12. La réalité, comme je l’ai dit plus haut, est que la question de l’existence d’un différend a

été soulevée dans des affaires présentant la plus grande diversité de circonstances de fait et de droit.
Les éléments de preuve produits par les demandeurs en ces affaires comprennent des échanges
diplomatiques entre les parties, des déclarations faites dans des enceintes multilatérales, et des
preuves par déduction. La Cour a montré qu’elle était disposée à apprécier chacun de ces facteurs
disparates en le replaçant dans son contexte. Dans l’affaire relative à l’Application de la
convention internationale sur l’élimination de toutes les formes de discrimination raciale (Géorgie
c. Fédération de Russie), par exemple, elle a certes examiné les déclarations faites dans des

enceintes multilatérales, mais a accordé «[u]ne attention toute particulière» aux déclarations de - 4 -

l’exécutif de chacune des parties, parce que «c’est en règle générale l’exécutif qui représente l’Etat
dans ses relations internationales et s’exprime en son nom sur le plan international» (exceptions

préliminaires, arrêt, C.I.J. Recueil 2011 (I), p. 87, par. 37). Autrement dit, d’une part seules ces
déclarations de l’exécutif peuvent donner connaissance au défendeur des prétentions considérées
comme pertinentes, une opposition manifeste pouvant également «être déduite de l’absence de
réaction d’un Etat à une accusation dans des circonstances où une telle réaction s’imposait» (ibid.,
p. 84, par. 30 ; les italiques sont de moi), mais, d’autre part, la Cour a fait observer que, lorsqu’elle
examine le comportement des parties pour déterminer l’existence d’un différend, «il est
possible … d’établir par inférence quelle est en réalité la position ou l’attitude d’une partie» afin de

constater la nécessaire «opposition manifeste» entre les parties (Frontière terrestre et maritime
entre le Cameroun et le Nigéria (Cameroun c. Nigéria), exceptions préliminaires, arrêt,
C.I.J. Recueil 1998, p. 315, par. 89). Il apparaît donc clairement que la Cour tient compte d’un
large éventail de facteurs pour répondre à la question de savoir s’il existait un différend à la date du
dépôt de la requête.

13. Le point crucial à retenir est que le dénominateur commun de ces différentes affaires est

l’élément de connaissance ; comme il est dit dans le présent arrêt, c’est la connaissance du
différend par le défendeur qui manifeste la transformation d’un simple désaccord en un véritable
différend juridique entre les parties. Ce principe impose au demandeur de démontrer que «le
défendeur avait connaissance, ou ne pouvait pas ne pas avoir connaissance, de ce que ses vues se
heurtaient à l’«opposition manifeste» du demandeur» (paragraphe 41). Il ne ressemble peut-être
pas à un strict critère juridique qu’il serait facile d’appliquer dans toutes les situations concrètes,
mais il n’en constitue pas moins un dénominateur commun essentiel du raisonnement qu’a tenu la

Cour dans son analyse de l’existence d’un différend, et ceci tout au long de sa jurisprudence.

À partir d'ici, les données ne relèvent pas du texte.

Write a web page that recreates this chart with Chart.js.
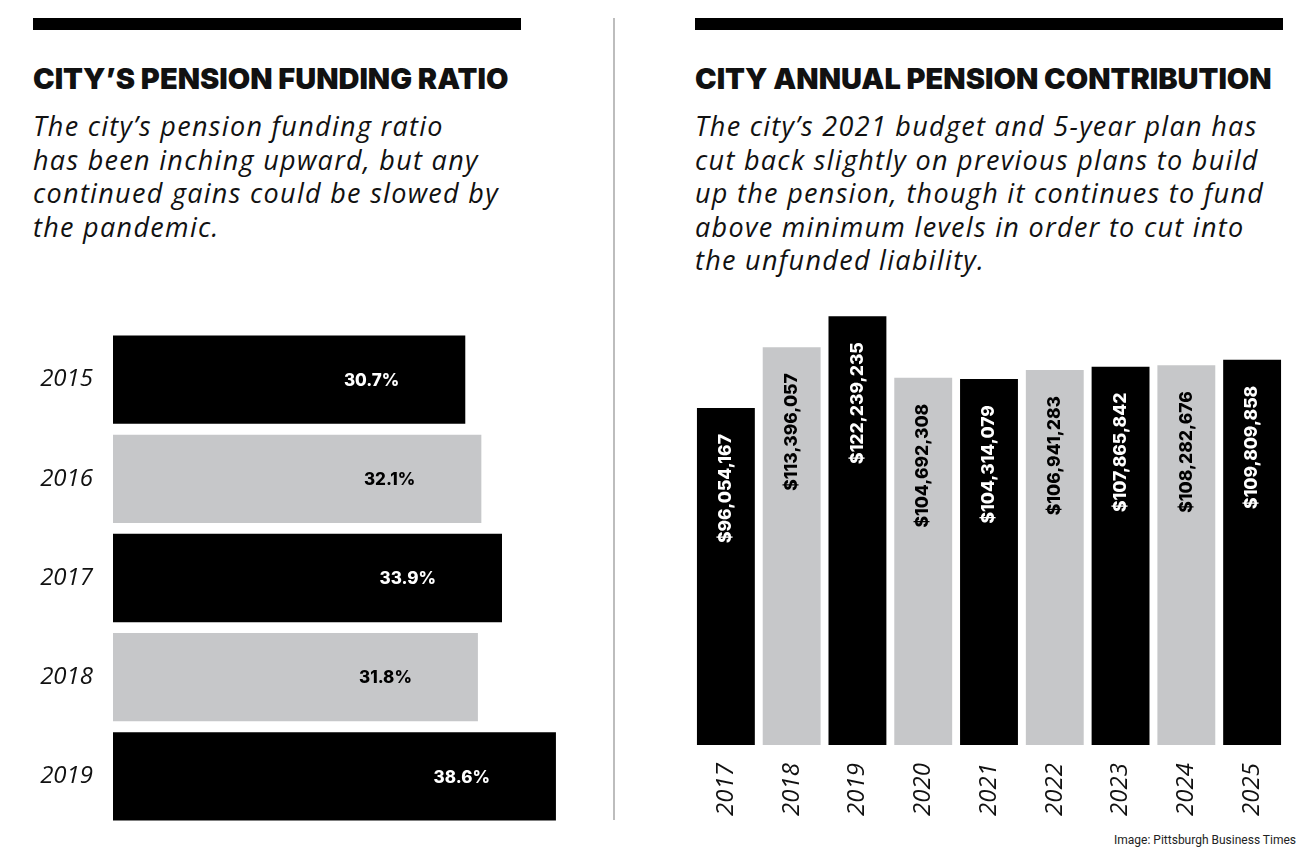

14. J’ai essayé de montrer que l’arrêt en l’espèce n’a pas introduit cet élément de
connaissance comme un nouveau critère supplémentaire que l’on pourrait substituer à d’autres
facteurs pour établir l’existence d’un différend. Selon moi, il s’agit d’un élément qui présente une
importance cruciale, dans la mesure où c’est la «connaissance objective» des parties qui transforme
un désaccord en différend juridique. Cet élément de connaissance constitue par conséquent un

minimum essentiel qui est commun à toutes les affaires où l’existence d’un différend est contestée.

II. La date critique aux fins de la détermination de l’existence du différend

15. La date à laquelle il doit être démontré que le différend existait constituait un autre aspect
important de la présente espèce. Dans son arrêt, la Cour a dit clairement que «la date à laquelle
doit être appréciée l’existence d’un différend est celle du dépôt de la requête» (paragraphe 42). Les

Iles Marshall ont cependant argué que les arrêts rendus par la Cour dans plusieurs affaires
antérieures étayaient leur affirmation selon laquelle les déclarations faites en cours d’instance
pouvaient permettre de démontrer l’existence d’un différend. Outre l’affaire relative à Certains
biens (Liechtenstein c. Allemagne), les Iles Marshall ont invoqué l’arrêt de la Cour dans l’affaire
relative à l’Application de la convention pour la prévention et la répression du crime de génocide
(Bosnie-Herzégovine c. Yougoslavie) (paragraphe 54). Bien que la Cour ait expliqué de façon
convaincante dans le présent arrêt le sens véritable de ces deux précédents, il semble que le second

d’entre eux appelle un exposé plus détaillé des circonstances uniques qui le caractérisaient, afin de
corriger l’interprétation qu’en a donnée le demandeur.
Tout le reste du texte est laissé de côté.